Apparent Authority and Corporate Liability
The court elaborated on the concept of apparent authority, explaining that a corporation could be held liable for contracts negotiated by its agents acting within the apparent scope of their authority. This principle distinguishes apparent authority from express authority, as it encompasses situations where the principal knowingly permits the agent to act in a certain capacity or holds them out as having that authority. In this case, Nippes was clearly positioned as the company's agent for real estate transactions, which further justified the jury's finding regarding his authority to accept offers. The court noted that the evidence showed Nippes had been fully engaged in the sale process, indicating that he acted within the apparent authority granted to him by the company. This understanding of agency law reinforced the court's ruling in favor of the broker's claim for commission.
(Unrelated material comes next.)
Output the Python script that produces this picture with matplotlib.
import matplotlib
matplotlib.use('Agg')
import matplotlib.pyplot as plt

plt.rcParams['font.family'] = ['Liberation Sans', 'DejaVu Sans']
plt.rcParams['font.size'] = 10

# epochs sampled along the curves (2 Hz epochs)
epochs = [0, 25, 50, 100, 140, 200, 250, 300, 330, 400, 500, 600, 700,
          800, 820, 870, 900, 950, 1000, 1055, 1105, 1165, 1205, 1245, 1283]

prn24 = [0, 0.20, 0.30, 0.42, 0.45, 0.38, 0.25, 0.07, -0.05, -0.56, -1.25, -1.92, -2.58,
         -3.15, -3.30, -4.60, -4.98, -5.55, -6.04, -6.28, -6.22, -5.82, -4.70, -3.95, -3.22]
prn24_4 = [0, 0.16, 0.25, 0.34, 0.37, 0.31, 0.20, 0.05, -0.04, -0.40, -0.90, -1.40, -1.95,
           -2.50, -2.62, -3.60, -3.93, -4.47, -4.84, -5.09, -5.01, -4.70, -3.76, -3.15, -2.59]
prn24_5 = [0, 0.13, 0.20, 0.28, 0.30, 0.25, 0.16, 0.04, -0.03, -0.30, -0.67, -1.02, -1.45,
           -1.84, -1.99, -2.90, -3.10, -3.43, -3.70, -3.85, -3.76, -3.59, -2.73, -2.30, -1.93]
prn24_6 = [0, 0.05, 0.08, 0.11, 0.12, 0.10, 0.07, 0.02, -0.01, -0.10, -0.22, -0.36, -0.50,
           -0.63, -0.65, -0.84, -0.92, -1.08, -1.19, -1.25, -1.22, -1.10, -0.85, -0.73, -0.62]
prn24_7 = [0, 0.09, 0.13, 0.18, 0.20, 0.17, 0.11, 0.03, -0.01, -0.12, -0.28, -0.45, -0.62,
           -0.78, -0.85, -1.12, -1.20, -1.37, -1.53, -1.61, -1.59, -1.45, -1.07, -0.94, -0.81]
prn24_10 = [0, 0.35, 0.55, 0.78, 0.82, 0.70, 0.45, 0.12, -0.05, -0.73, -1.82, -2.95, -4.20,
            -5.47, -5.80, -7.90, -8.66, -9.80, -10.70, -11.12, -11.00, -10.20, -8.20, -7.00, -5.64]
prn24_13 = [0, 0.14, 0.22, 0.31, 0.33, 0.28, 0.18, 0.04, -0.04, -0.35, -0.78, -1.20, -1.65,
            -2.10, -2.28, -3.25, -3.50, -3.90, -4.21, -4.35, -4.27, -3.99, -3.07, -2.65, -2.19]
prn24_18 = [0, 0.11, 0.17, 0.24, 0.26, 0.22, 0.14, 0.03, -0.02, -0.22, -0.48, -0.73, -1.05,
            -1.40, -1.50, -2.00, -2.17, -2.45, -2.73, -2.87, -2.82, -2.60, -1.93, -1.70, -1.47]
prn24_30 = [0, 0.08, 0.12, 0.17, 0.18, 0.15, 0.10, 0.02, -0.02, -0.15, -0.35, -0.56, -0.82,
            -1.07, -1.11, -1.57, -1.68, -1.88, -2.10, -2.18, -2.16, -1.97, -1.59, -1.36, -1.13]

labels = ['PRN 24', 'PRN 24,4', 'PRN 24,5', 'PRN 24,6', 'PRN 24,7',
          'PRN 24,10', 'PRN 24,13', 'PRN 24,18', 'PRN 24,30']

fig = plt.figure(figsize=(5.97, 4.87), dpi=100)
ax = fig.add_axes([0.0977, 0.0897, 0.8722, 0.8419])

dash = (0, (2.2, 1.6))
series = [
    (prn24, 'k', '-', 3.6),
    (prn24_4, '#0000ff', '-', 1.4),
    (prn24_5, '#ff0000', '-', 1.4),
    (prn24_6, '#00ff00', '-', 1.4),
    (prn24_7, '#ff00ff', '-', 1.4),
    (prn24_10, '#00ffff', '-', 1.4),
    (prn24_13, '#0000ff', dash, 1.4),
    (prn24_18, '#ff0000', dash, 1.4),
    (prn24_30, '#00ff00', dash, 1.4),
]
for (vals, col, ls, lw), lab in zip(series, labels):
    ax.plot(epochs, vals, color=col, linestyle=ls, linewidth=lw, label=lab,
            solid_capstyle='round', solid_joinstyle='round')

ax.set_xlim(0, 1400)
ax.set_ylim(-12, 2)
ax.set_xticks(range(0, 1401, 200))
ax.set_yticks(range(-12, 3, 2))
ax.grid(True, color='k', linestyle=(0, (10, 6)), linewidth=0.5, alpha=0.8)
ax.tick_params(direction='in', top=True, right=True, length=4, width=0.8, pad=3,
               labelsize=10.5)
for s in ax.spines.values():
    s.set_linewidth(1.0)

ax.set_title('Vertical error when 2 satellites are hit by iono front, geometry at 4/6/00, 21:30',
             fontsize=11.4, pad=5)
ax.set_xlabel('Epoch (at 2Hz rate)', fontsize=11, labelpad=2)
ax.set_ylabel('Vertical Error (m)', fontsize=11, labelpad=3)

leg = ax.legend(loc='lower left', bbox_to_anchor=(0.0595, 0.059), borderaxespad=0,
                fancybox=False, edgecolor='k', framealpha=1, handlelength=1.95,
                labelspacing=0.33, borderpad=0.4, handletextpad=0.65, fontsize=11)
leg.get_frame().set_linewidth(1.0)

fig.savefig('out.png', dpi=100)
Rejection of New Trial Request
Finally, the court addressed the appellant's request for a new trial, asserting that it would not reverse the lower court's decision absent a clear abuse of discretion or a legal error. The court found no basis for such a reversal in this case, as the jury's findings were consistent with the evidence presented. The court reiterated that the jury is the ultimate arbiter of factual disputes, and their determination should not be disturbed without compelling reasons. The appellant's arguments surrounding the trial court's charge to the jury were dismissed, as the court concluded that no prejudicial error had occurred that would warrant a new trial. This affirmation of the trial court's decision underscored the strength of the jury's verdict and the soundness of the legal principles applied in reaching that conclusion.